BRIDGE: Building Representations in Domain-Guided Verified Program Synthesis

Robert Joseph George 1,2, Carson Eisenach2, Udaya Ghai2, Dominique Perrault-Joncas2, Anima Anandkumar1, Dean Foster2
1California Institute of Technology; 2Amazon

Abstract

Large language models can write plausible programs, but plausible code is not the same as verified code. BRIDGE studies verifiable coding: generating code together with the formal artifacts needed to explain, constrain, and eventually prove what the code does. In Lean, this means keeping executable implementations, specifications, theorem statements, and proof attempts aligned instead of treating them as separate outputs.

BRIDGE decomposes this problem into three connected domains: Code, Specification, and Theorem/Proof. The method uses domain-specific reasoning and cross-artifact checks to reduce semantic drift, where code may pass tests while a specification is too weak, a theorem misses the intended claim, or a proof attempt only establishes a narrow property. The current work focuses on Lean executable correctness, specification usefulness, and theorem/proof diagnostics, while recognizing that full semantic proof completion at scale remains the long-term goal.

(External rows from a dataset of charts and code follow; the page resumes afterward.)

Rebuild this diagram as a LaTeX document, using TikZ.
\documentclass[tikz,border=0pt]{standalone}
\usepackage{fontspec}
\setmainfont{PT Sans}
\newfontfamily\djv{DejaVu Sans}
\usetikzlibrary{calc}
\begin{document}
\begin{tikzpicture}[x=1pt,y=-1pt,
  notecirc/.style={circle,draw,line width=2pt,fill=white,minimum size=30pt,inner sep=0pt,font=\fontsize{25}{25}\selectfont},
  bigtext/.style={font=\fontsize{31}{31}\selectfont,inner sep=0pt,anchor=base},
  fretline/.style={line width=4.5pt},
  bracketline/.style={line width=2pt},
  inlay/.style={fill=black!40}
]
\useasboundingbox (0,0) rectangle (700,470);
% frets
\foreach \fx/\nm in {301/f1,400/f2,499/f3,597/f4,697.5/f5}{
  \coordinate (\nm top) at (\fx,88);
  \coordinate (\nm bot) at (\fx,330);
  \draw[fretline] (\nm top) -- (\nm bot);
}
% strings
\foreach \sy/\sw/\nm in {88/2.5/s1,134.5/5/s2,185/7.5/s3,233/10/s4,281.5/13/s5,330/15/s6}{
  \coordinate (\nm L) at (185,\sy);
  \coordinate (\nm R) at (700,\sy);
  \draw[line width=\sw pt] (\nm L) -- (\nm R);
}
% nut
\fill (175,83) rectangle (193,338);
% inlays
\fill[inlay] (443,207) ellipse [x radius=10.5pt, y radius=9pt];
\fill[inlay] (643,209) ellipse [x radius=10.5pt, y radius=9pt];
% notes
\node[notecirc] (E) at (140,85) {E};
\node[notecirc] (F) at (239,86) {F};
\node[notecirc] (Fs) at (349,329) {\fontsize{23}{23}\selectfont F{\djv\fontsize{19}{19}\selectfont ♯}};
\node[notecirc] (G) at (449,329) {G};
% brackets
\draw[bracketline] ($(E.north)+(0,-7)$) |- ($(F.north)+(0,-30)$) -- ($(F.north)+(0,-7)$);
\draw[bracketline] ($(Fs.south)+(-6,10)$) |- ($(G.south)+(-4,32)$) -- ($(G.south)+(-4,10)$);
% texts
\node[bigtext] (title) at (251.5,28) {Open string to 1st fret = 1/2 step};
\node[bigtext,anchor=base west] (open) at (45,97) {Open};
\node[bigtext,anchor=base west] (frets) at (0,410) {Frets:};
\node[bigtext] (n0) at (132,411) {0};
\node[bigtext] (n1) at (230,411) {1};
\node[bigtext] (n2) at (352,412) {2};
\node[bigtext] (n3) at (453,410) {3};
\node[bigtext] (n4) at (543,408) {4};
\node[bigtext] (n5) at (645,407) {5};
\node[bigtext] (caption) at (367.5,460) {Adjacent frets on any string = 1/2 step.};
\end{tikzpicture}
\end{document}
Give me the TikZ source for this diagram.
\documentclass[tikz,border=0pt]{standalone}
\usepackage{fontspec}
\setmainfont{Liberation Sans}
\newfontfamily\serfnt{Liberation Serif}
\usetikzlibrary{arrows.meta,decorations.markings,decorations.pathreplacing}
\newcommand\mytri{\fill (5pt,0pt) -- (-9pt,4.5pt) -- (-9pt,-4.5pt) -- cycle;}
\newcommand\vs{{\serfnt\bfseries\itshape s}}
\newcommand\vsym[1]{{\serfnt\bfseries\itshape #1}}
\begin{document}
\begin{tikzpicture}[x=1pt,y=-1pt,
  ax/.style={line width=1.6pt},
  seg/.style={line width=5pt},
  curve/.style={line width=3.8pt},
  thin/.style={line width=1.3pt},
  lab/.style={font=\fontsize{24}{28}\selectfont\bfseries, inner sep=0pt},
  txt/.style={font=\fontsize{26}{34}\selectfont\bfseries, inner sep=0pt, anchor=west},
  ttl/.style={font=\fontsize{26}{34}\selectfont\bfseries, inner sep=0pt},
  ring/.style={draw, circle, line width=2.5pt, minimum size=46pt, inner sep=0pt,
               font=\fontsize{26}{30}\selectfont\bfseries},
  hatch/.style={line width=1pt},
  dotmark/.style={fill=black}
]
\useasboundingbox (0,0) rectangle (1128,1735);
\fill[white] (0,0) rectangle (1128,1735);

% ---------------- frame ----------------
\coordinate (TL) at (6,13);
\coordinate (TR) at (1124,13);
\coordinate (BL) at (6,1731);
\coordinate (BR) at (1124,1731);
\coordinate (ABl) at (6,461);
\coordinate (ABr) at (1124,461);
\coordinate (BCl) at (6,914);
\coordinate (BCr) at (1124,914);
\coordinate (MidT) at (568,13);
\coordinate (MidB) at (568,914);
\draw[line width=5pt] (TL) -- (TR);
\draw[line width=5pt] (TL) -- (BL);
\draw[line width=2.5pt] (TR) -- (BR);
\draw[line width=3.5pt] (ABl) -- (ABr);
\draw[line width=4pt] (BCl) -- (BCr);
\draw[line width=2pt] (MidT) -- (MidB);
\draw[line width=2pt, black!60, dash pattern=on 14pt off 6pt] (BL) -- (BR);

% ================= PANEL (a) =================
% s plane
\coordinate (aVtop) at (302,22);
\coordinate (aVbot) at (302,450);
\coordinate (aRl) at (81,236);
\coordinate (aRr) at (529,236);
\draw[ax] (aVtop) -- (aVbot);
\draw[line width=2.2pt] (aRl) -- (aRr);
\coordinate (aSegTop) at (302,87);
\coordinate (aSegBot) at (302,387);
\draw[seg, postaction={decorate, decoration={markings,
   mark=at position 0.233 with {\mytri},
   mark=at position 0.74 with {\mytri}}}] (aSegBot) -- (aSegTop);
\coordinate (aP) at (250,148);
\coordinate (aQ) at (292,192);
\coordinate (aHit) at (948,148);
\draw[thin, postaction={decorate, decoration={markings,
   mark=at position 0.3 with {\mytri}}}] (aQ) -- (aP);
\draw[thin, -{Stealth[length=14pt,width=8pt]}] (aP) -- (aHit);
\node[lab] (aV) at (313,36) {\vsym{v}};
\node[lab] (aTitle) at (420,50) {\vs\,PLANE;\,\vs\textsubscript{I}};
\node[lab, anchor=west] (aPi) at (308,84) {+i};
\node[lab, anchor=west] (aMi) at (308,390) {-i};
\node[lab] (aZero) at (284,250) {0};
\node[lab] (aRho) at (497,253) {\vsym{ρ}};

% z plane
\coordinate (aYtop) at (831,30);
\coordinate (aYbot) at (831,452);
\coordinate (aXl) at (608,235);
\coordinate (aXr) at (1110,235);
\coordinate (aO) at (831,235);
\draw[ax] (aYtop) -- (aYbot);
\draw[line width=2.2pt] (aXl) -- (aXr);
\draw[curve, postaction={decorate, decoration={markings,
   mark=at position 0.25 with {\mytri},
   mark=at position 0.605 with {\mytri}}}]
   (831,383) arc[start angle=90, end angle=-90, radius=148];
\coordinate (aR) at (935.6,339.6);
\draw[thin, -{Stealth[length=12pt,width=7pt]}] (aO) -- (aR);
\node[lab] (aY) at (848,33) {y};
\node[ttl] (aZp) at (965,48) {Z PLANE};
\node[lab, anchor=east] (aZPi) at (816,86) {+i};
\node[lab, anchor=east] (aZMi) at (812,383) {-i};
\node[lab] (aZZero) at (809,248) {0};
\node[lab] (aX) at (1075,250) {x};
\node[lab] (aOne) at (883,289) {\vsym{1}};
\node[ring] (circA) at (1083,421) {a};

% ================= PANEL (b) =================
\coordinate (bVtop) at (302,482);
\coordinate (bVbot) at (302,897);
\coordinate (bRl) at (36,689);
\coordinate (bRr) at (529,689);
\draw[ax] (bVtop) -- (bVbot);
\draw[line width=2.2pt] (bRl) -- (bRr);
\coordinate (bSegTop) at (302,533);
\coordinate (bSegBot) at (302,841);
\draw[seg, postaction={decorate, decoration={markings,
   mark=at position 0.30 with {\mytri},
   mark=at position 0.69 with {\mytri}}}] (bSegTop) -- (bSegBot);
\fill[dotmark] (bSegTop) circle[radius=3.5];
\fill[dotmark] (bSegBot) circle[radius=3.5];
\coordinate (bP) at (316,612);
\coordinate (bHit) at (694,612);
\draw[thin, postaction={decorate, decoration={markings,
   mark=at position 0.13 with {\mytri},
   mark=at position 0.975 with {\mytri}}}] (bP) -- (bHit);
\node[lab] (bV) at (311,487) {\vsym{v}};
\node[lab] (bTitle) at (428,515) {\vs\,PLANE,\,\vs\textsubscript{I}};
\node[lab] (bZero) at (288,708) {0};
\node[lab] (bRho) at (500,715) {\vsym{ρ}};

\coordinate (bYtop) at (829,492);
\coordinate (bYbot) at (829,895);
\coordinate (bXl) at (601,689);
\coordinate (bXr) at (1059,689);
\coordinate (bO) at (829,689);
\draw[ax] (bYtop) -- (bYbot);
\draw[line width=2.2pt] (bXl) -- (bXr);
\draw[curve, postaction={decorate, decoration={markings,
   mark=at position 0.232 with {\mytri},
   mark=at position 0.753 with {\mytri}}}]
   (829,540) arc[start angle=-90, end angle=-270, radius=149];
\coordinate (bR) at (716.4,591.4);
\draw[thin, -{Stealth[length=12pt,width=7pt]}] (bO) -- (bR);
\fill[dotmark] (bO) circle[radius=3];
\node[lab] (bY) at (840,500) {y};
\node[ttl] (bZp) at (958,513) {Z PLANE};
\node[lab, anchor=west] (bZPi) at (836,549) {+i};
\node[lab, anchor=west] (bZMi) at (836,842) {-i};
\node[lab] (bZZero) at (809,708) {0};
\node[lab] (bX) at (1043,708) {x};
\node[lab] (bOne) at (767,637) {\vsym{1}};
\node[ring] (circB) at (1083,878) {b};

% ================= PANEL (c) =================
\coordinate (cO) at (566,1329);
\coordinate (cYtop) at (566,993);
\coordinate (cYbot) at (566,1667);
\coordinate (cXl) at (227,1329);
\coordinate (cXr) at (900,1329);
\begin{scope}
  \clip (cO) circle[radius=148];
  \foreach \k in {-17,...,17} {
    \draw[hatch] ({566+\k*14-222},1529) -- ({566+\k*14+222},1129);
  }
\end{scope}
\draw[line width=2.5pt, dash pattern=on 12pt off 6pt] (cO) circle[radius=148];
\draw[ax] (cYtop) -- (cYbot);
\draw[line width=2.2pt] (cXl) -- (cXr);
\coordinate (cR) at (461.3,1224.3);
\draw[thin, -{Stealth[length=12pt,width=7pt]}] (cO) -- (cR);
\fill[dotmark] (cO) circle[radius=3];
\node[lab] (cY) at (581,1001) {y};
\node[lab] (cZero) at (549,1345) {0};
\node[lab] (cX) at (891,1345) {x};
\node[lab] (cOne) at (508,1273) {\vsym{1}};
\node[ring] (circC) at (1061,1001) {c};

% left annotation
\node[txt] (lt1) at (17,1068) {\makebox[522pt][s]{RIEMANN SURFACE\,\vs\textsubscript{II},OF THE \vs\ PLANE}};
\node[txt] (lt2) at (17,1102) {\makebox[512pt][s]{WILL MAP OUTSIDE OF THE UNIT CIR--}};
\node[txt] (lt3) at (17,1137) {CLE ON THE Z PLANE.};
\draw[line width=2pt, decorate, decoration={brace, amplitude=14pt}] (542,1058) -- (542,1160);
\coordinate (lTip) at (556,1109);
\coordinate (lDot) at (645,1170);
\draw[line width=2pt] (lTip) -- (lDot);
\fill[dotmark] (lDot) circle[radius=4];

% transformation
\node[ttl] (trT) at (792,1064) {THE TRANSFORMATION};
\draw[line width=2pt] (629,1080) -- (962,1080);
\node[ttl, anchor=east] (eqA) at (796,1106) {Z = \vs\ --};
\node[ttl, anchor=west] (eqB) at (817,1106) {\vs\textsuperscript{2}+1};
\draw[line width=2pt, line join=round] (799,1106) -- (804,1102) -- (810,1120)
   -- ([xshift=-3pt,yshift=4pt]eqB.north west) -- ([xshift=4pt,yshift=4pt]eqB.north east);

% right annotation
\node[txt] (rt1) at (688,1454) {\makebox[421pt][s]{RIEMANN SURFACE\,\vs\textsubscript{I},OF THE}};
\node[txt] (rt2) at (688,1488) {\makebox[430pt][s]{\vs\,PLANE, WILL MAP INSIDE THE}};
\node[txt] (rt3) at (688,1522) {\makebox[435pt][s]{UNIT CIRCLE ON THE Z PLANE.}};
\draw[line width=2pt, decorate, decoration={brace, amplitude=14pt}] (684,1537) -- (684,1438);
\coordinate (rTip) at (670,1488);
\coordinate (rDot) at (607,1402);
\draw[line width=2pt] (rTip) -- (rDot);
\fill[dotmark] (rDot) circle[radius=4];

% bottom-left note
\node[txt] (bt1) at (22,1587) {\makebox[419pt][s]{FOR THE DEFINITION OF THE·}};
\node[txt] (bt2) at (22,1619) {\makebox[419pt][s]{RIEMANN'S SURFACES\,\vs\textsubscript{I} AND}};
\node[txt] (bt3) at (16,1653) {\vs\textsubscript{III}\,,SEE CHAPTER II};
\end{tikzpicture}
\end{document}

Across a 178-problem Lean benchmark and public verification benchmarks including VERINA and CLEVER, BRIDGE improves executable correctness by up to 1.5x and can reach comparable success with roughly 2x fewer Lean evaluations. Specification-guided prompting improves code generation by up to 17.5 percentage points, and functional scaffolds make it easier to generate Lean-elaborating theorem statements and completed proof attempts aligned with the implementation.

Key Results

  • Up to 1.5x higher Lean executable correctness on the 178-problem BRIDGE suite compared with direct prompting.
  • Roughly 2x fewer Lean evaluations to reach comparable pass@k success in sample-efficiency experiments.
  • Transfer gains on public verification settings, including VERINA, CLEVER, and a solver-backed DAFNYBENCH pilot.
  • Specification reasoning improves code generation by up to 17.5 percentage points and helps produce formal constraints with semantic bite.
  • Functional scaffolds improve downstream theorem/proof artifacts, including more Lean-elaborating theorem statements and more completed proof attempts under fixed prover budgets.
  • Code and data are available in the BRIDGE GitHub repository.

What BRIDGE Changes

BRIDGE structures verified program synthesis as a pipeline over three connected domains:

BRIDGE pipeline over code, specifications, and theorem statements

Code

Generate Lean implementations that elaborate, satisfy termination and totality checks, and pass benchmark tests.

Specification

Make assumptions, edge cases, and behavioral constraints explicit so the code can be checked against meaningful formal intent.

Theorem/Proof

Generate correctness claims and bounded proof attempts that test whether the implementation can be connected to formal verification artifacts.